Pair of sequences $\ v_n\ $ and $\ U_n\ $ of integers start as in the following table:

[\begin{array}{rrrrrrrrrr} n= & 0 & 1 & 2 & 3 & 4 & 5 & 6 & 7 & \ldots \\ v_n= & 0 & 2 & 5 & 10 & 17 & 37 & 50 & 82 & \ldots \\ U_n= & 0 & 2 & 3 & 6 & 8 & 12 & 14 & 18 & \ldots \end{array}]

These two sequences are defined as follows:

• $\ v_0=U_0=0;$
• $\ v_n\in\mathbb N\ $ is the smallest natural number such that none of the consecutive $\,\ U_{n-1}\!+\!1\,\ $ integers $\ v_n\ \ldots\ v_n\!+\!U_{n-1}\ $ is powerful;
• $\ U_n\ $ is the smallest natural number such $\ v_n+U_n\ $ is powerful.

Thus, we are looking at the ever longer maximal sequences of consecutive non-powerful sequences. One would like to know the behavior of these sequences:

Question:   what are reasonable (as exact as possible, and easily computable) lower and upper bounds for terms $\ v_n\ $ and $\ U_n,\ $ and their asymptotic behavior?

Knowing roughly the number of powerful initegers $\ POW(x)\ $ that do not exceed $\ x\ $ (for every positive $\ x\in\mathbb R),\ $ we may deduce the average behavior of these sequences of non-powerful integers; the still harder challenge would be deducing the more delicate but consistent deviations from the regular statistical behavior.

Answer 1

Infinitely often (and with positive density, as proved by Shiu) there are no powerful numbers between $n^2+1$ and $(n+1)^2-1$. Hence the maximal gap below $x$ is infinitely often of size $\sim2\sqrt x$. (This is more than can be deduced from the Erdős & Szekeres result, or the Bateman & Grosswald result, since $\zeta(3/2)/\zeta(3)>2.$)

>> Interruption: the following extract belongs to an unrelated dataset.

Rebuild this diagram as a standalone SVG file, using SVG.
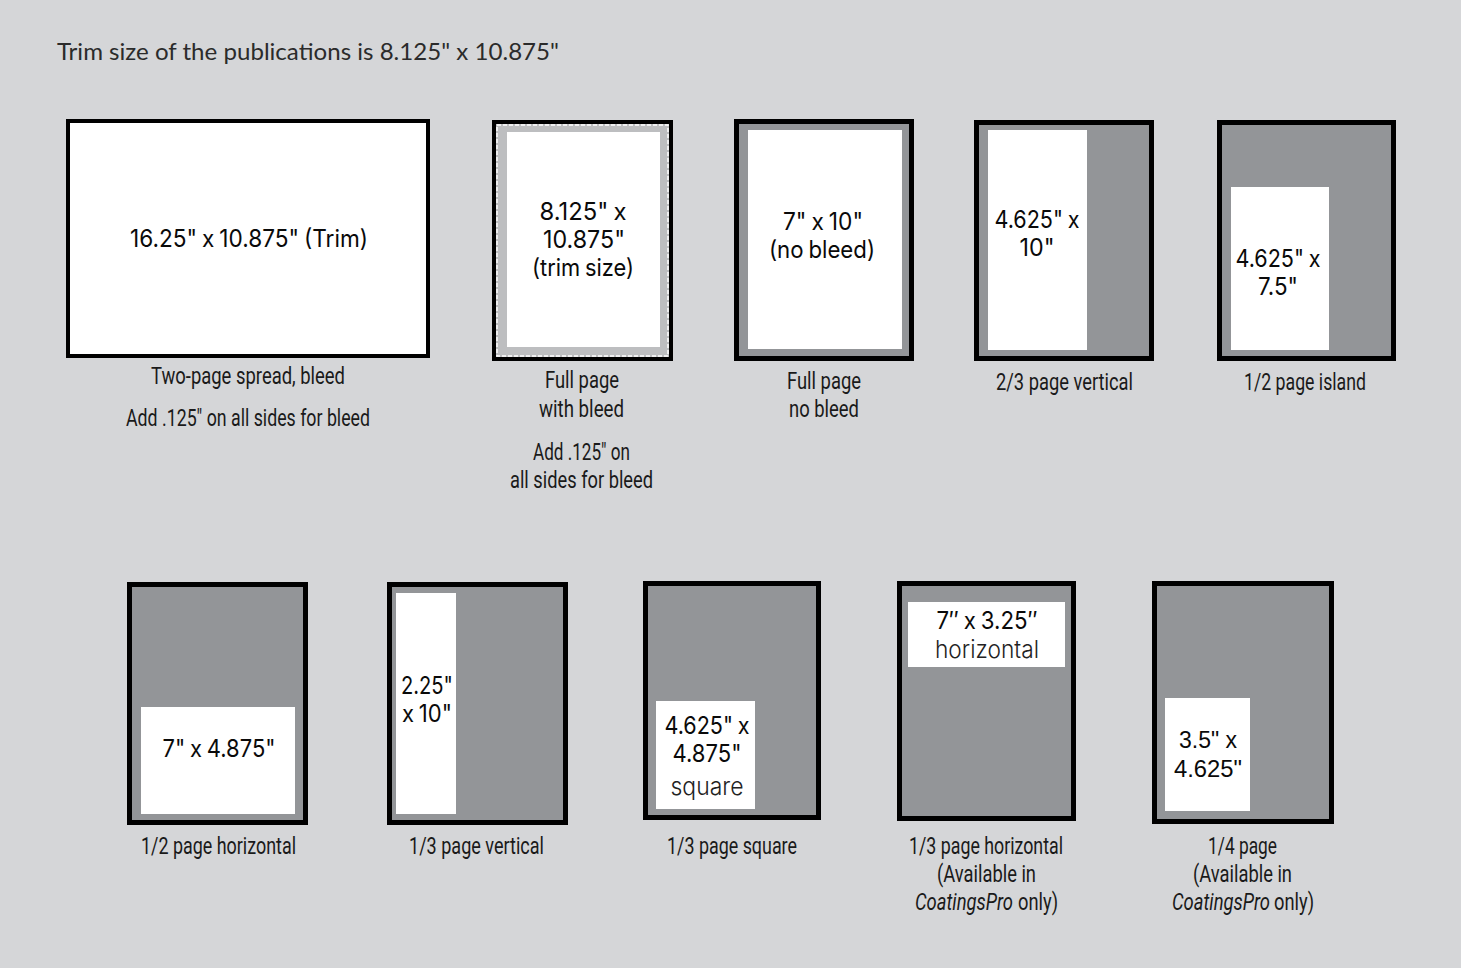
<svg xmlns="http://www.w3.org/2000/svg" width="1461" height="968" viewBox="0 0 1461 968">
<style>
.page{fill:#939598;stroke:#000;stroke-width:5}
.win{fill:#fff}
.t{font-family:Inter,"Liberation Sans",sans-serif;font-size:24px;fill:#0a0a0a;text-anchor:middle;word-spacing:-1.5px}
.l{font-family:Inter,"Liberation Sans",sans-serif;font-size:24px;font-weight:300;fill:#222;text-anchor:middle}
.c{font-family:Roboto,"Liberation Sans",sans-serif;font-size:23px;fill:#1a1a1a}
.i{font-style:italic}
</style>
<rect width="1461" height="968" fill="#d5d6d8"/>
<text x="57" y="60" font-family="Lato,sans-serif" font-size="24" fill="#2b2b2b" textLength="502" lengthAdjust="spacingAndGlyphs">Trim size of the publications is 8.125" x 10.875"</text>
<g id="spread">
<rect x="68" y="121" width="360" height="235" fill="#fff" stroke="#000" stroke-width="4"/>
<text class="t" x="249" y="247" textLength="238" lengthAdjust="spacingAndGlyphs">16.25" x 10.875" (Trim)</text>
<text class="c" x="151" y="384" textLength="194" lengthAdjust="spacingAndGlyphs">Two-page spread, bleed</text>
<text class="c" x="126" y="426" textLength="244" lengthAdjust="spacingAndGlyphs">Add .125″ on all sides for bleed</text>
</g>
<g id="full-bleed">
<rect x="494" y="122" width="177" height="237" fill="#bdbec0" stroke="#000" stroke-width="4"/>
<rect x="497" y="125" width="171" height="231" fill="none" stroke="#fff" stroke-width="1.5" stroke-dasharray="4 2"/>
<rect class="win" x="507" y="132" width="153" height="215"/>
<text class="t" x="583" y="220" textLength="87" lengthAdjust="spacingAndGlyphs">8.125" x</text>
<text class="t" x="584" y="248" textLength="82" lengthAdjust="spacingAndGlyphs">10.875"</text>
<text class="t" x="583" y="276" textLength="102" lengthAdjust="spacingAndGlyphs">(trim size)</text>
<text class="c" x="545" y="388" textLength="74" lengthAdjust="spacingAndGlyphs">Full page</text>
<text class="c" x="539" y="417" textLength="85" lengthAdjust="spacingAndGlyphs">with bleed</text>
<text class="c" x="533" y="460" textLength="97" lengthAdjust="spacingAndGlyphs">Add .125″ on</text>
<text class="c" x="510" y="488" textLength="143" lengthAdjust="spacingAndGlyphs">all sides for bleed</text>
</g>
<g id="full-no-bleed">
<rect class="page" x="736.500" y="121.500" width="175" height="237"/>
<rect class="win" x="748" y="130" width="154" height="219"/>
<text class="t" x="823" y="230" textLength="80" lengthAdjust="spacingAndGlyphs">7" x 10"</text>
<text class="t" x="822" y="258" textLength="106" lengthAdjust="spacingAndGlyphs">(no bleed)</text>
<text class="c" x="787" y="389" textLength="74" lengthAdjust="spacingAndGlyphs">Full page</text>
<text class="c" x="789" y="417" textLength="70" lengthAdjust="spacingAndGlyphs">no bleed</text>
</g>
<g id="two-thirds-vertical">
<rect class="page" x="976.500" y="122.500" width="175" height="236"/>
<rect class="win" x="988" y="130" width="99" height="220"/>
<text class="t" x="1037" y="228" textLength="85" lengthAdjust="spacingAndGlyphs">4.625" x</text>
<text class="t" x="1037" y="256" textLength="35" lengthAdjust="spacingAndGlyphs">10"</text>
<text class="c" x="996" y="390" textLength="137" lengthAdjust="spacingAndGlyphs">2/3 page vertical</text>
</g>
<g id="half-island">
<rect class="page" x="1219.500" y="122.500" width="174" height="236"/>
<rect class="win" x="1231" y="187" width="98" height="163"/>
<text class="t" x="1278" y="267" textLength="85" lengthAdjust="spacingAndGlyphs">4.625" x</text>
<text class="t" x="1278" y="295" textLength="40" lengthAdjust="spacingAndGlyphs">7.5"</text>
<text class="c" x="1244" y="390" textLength="122" lengthAdjust="spacingAndGlyphs">1/2 page island</text>
</g>
<g id="half-horizontal">
<rect class="page" x="129.500" y="584.500" width="176" height="238"/>
<rect class="win" x="141" y="707" width="154" height="107"/>
<text class="t" x="219" y="757" textLength="113" lengthAdjust="spacingAndGlyphs">7" x 4.875"</text>
<text class="c" x="141" y="854" textLength="155" lengthAdjust="spacingAndGlyphs">1/2 page horizontal</text>
</g>
<g id="third-vertical">
<rect class="page" x="389.500" y="584.500" width="176" height="238"/>
<rect class="win" x="396" y="593" width="60" height="221"/>
<text class="t" x="427" y="694" textLength="52" lengthAdjust="spacingAndGlyphs">2.25"</text>
<text class="t" x="427" y="722" textLength="50" lengthAdjust="spacingAndGlyphs">x 10"</text>
<text class="c" x="409" y="854" textLength="135" lengthAdjust="spacingAndGlyphs">1/3 page vertical</text>
</g>
<g id="third-square">
<rect class="page" x="645.500" y="583.500" width="173" height="234"/>
<rect class="win" x="656" y="701" width="99" height="108"/>
<text class="t" x="707" y="734" textLength="85" lengthAdjust="spacingAndGlyphs">4.625" x</text>
<text class="t" x="707" y="762" textLength="69" lengthAdjust="spacingAndGlyphs">4.875"</text>
<text class="l" x="707" y="795" textLength="73" lengthAdjust="spacingAndGlyphs">square</text>
<text class="c" x="667" y="854" textLength="130" lengthAdjust="spacingAndGlyphs">1/3 page square</text>
</g>
<g id="third-horizontal">
<rect class="page" x="899.500" y="583.500" width="174" height="235"/>
<rect class="win" x="908" y="602" width="157" height="65"/>
<text class="t" x="987" y="629" textLength="101" lengthAdjust="spacingAndGlyphs">7″ x 3.25″</text>
<text class="l" x="987" y="658" textLength="104" lengthAdjust="spacingAndGlyphs">horizontal</text>
<text class="c" x="909" y="854" textLength="154" lengthAdjust="spacingAndGlyphs">1/3 page horizontal</text>
<text class="c" x="937" y="882" textLength="99" lengthAdjust="spacingAndGlyphs">(Available in</text>
<text class="c i" transform="translate(915 910) scale(.8 1)">CoatingsPro</text>
<text class="c" x="1018" y="910" textLength="40" lengthAdjust="spacingAndGlyphs">only)</text>
</g>
<g id="quarter">
<rect class="page" x="1154.500" y="583.500" width="177" height="238"/>
<rect class="win" x="1165" y="698" width="85" height="113"/>
<text font-family="Liberation Sans,sans-serif" font-size="24" fill="#0a0a0a" text-anchor="middle" x="1208" y="748" textLength="58" lengthAdjust="spacingAndGlyphs">3.5" x</text>
<text font-family="Liberation Sans,sans-serif" font-size="24" fill="#0a0a0a" text-anchor="middle" x="1208" y="777" textLength="68" lengthAdjust="spacingAndGlyphs">4.625"</text>
<text class="c" x="1208" y="854" textLength="69" lengthAdjust="spacingAndGlyphs">1/4 page</text>
<text class="c" x="1193" y="882" textLength="99" lengthAdjust="spacingAndGlyphs">(Available in</text>
<text class="c i" transform="translate(1172 910) scale(.8 1)">CoatingsPro</text>
<text class="c" x="1274" y="910" textLength="40" lengthAdjust="spacingAndGlyphs">only)</text>
</g>
</svg>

$U_n$ is largest if $v_n$ is a square and the above interval is empty. So $$ U_n \le (\sqrt{v_n}+1)^2 - v_n = 2\sqrt{v_n}+1 $$ with equality holding in that case. Deducing a lower bound is probably tantamount to finding gaps in A336175, but I would be surprised if it was not $\sim2\sqrt{v_n}$ as well.